The Japanese currency is now stronger than it has been at any time since WWII, at exactly the point at which it needs to start cranking up its export engine. And on the face of it the move doesn’t make a lot of sense: countries’ currencies are just as likely to fall in the wake of a natural disaster as they are to rise.

But what we’re seeing here is a function of ultra-leveraged hedge funds unwinding their carry trades. If you borrowed yen and invested in higher-yielding currencies like the Australian dollar or the South African rand, you made lots of money so long as the rate of appreciation of the yen was lower than the interest rate you were getting in the target currency. But when the yen starts to appreciate dramatically, you get margin calls, which force you to buy a lot of yen in an illiquid market, which in turn drives the yen up even further, which in turn not only increases the size of your margin call but also triggers a large number of stop-loss orders and other triggers embedded in exotic FX options. The result can be massive, as we’ve just seen.
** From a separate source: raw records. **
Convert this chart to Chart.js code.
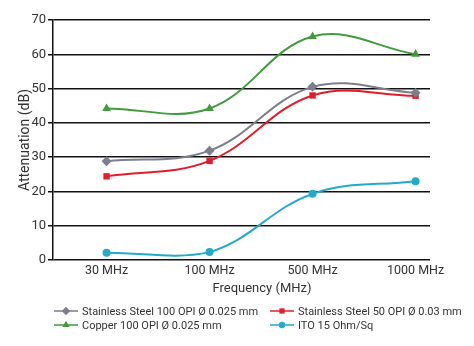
<!DOCTYPE html>
<html>
<head>
<meta charset="utf-8">
<script src="https://cdn.jsdelivr.net/npm/chart.js@4/dist/chart.umd.min.js"></script>
<style>
  html, body { margin: 0; padding: 0; background: #fff; }
  #wrap { width: 474px; height: 346px; }
</style>
</head>
<body>
<div id="wrap"><canvas id="attn"></canvas></div>
<script>
const freqLabels = ["30 MHz", "100 MHz", "500 MHz", "1000 MHz"];
const ss100 = [28.8, 31.9, 50.5, 48.8];
const ss50 = [24.4, 28.9, 48.0, 47.9];
const copper = [44.2, 44.2, 65.2, 60.0];
const ito = [2.1, 2.3, 19.3, 23.0];

const seriesNames = [
  "Stainless Steel 100 OPI Ø 0.025 mm",
  "Stainless Steel 50 OPI Ø 0.03 mm",
  "Copper 100 OPI Ø 0.025 mm",
  "ITO 15 Ohm/Sq"
];
const xTitle = "Frequency (MHz)";
const yTitle = "Attenuation (dB)";

function pts(arr) {
  return arr.map((v, i) => ({ x: i, y: v }));
}

function makeSet(name, values, color, style, radius) {
  return {
    label: name,
    data: pts(values),
    borderColor: color,
    backgroundColor: color,
    borderWidth: 2,
    pointStyle: style,
    pointRadius: radius,
    pointBorderWidth: 0,
    tension: 0.38
  };
}

// x title sits a little right of centre, legend is two columns of line + marker + name
const bottomPlugin = {
  id: "bottomLegend",
  afterDraw(chart) {
    const ctx = chart.ctx;
    ctx.save();
    ctx.fillStyle = "#333";
    ctx.font = "13px Roboto";
    ctx.textAlign = "center";
    ctx.textBaseline = "middle";
    ctx.fillText(xTitle, 262, 289);

    const cols = [54, 270];
    const rows = [311, 325];
    const place = [[0, 0], [1, 0], [0, 1], [1, 1]];
    ctx.font = "11px Roboto";
    ctx.textAlign = "left";
    chart.data.datasets.forEach((ds, i) => {
      const x = cols[place[i][0]];
      const y = rows[place[i][1]];
      ctx.strokeStyle = ds.borderColor;
      ctx.lineWidth = 1.5;
      ctx.beginPath();
      ctx.moveTo(x, y);
      ctx.lineTo(x + 24, y);
      ctx.stroke();
      ctx.fillStyle = ds.borderColor;
      Chart.helpers.drawPoint(ctx, { pointStyle: ds.pointStyle, radius: ds.pointRadius - 0.8, borderWidth: 0 }, x + 12, y);
      ctx.fillStyle = "#333";
      ctx.fillText(ds.label, x + 28, y + 1);
    });
    ctx.restore();
  }
};

new Chart(document.getElementById("attn"), {
  type: "line",
  data: {
    datasets: [
      makeSet(seriesNames[0], ss100, "#7d7d8c", "rectRot", 5),
      makeSet(seriesNames[1], ss50, "#e01e2b", "rect", 4.5),
      makeSet(seriesNames[2], copper, "#3f9b3c", "triangle", 5),
      makeSet(seriesNames[3], ito, "#22a9cc", "circle", 4)
    ]
  },
  options: {
    responsive: true,
    maintainAspectRatio: false,
    animation: false,
    layout: { padding: { top: 20, right: 44, bottom: 46, left: 0 } },
    plugins: {
      legend: { display: false },
      tooltip: { enabled: false }
    },
    scales: {
      x: {
        type: "linear",
        min: -0.52,
        max: 3.14,
        afterBuildTicks(scale) {
          scale.ticks = freqLabels.map((_, i) => ({ value: i }));
        },
        afterFit(scale) { scale.height = 40; },
        grid: { display: false, tickLength: 0 },
        border: { display: false },
        ticks: {
          callback: v => freqLabels[v],
          color: "#333",
          font: { family: "Roboto", size: 12.5 },
          padding: 3,
          maxRotation: 0
        }
      },
      y: {
        min: 0,
        max: 70,
        afterFit(scale) { scale.width = 53; },
        ticks: {
          stepSize: 10,
          color: "#333",
          font: { family: "Roboto", size: 13 },
          padding: 2
        },
        grid: {
          color: "#111",
          lineWidth: 1.5,
          tickLength: 5
        },
        border: { color: "#111", width: 1.5 },
        title: {
          display: true,
          text: yTitle,
          color: "#333",
          font: { family: "Roboto", size: 14 },
          padding: { top: 17, bottom: 0 }
        }
      }
    }
  },
  plugins: [bottomPlugin]
});
</script>
</body>
</html>
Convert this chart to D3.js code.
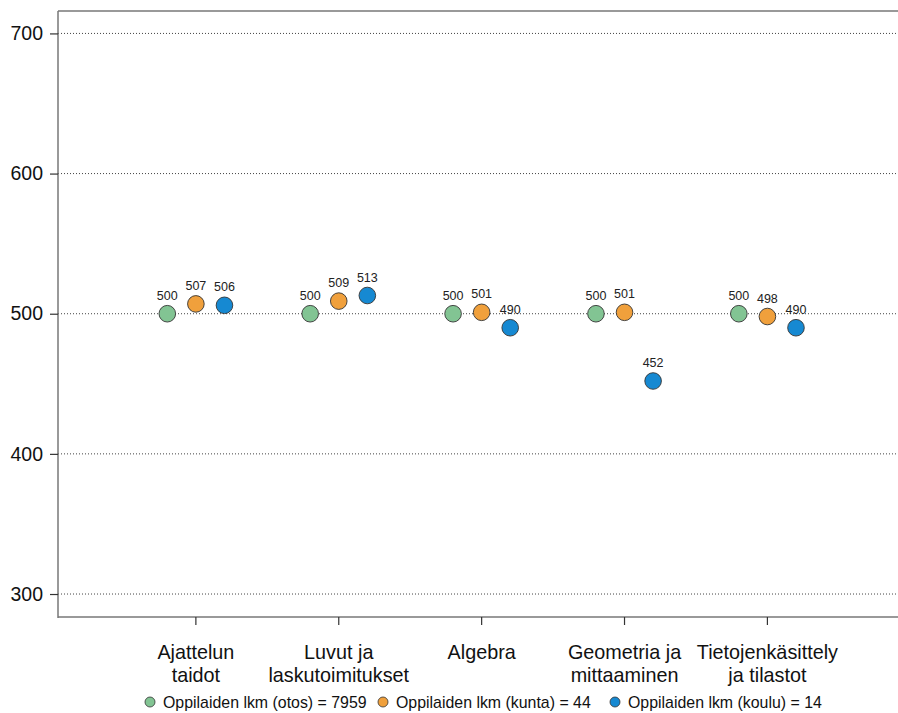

The G7 is reportedly going to try to help out “to support financial stability in Japan”, but it’s far from obvious what they can do: currency intervention is rarely effective when you’re trying to push against the direction markets naturally want to go. It seems that Japan, after being hit first by an earthquake, then by a tsunami, and then by nuclear disaster, is now going to have to suffer the effects of a volatile and overvalued currency as well. It’s the last thing the country needs, and it does help bolster the case for some kind of Tobin tax.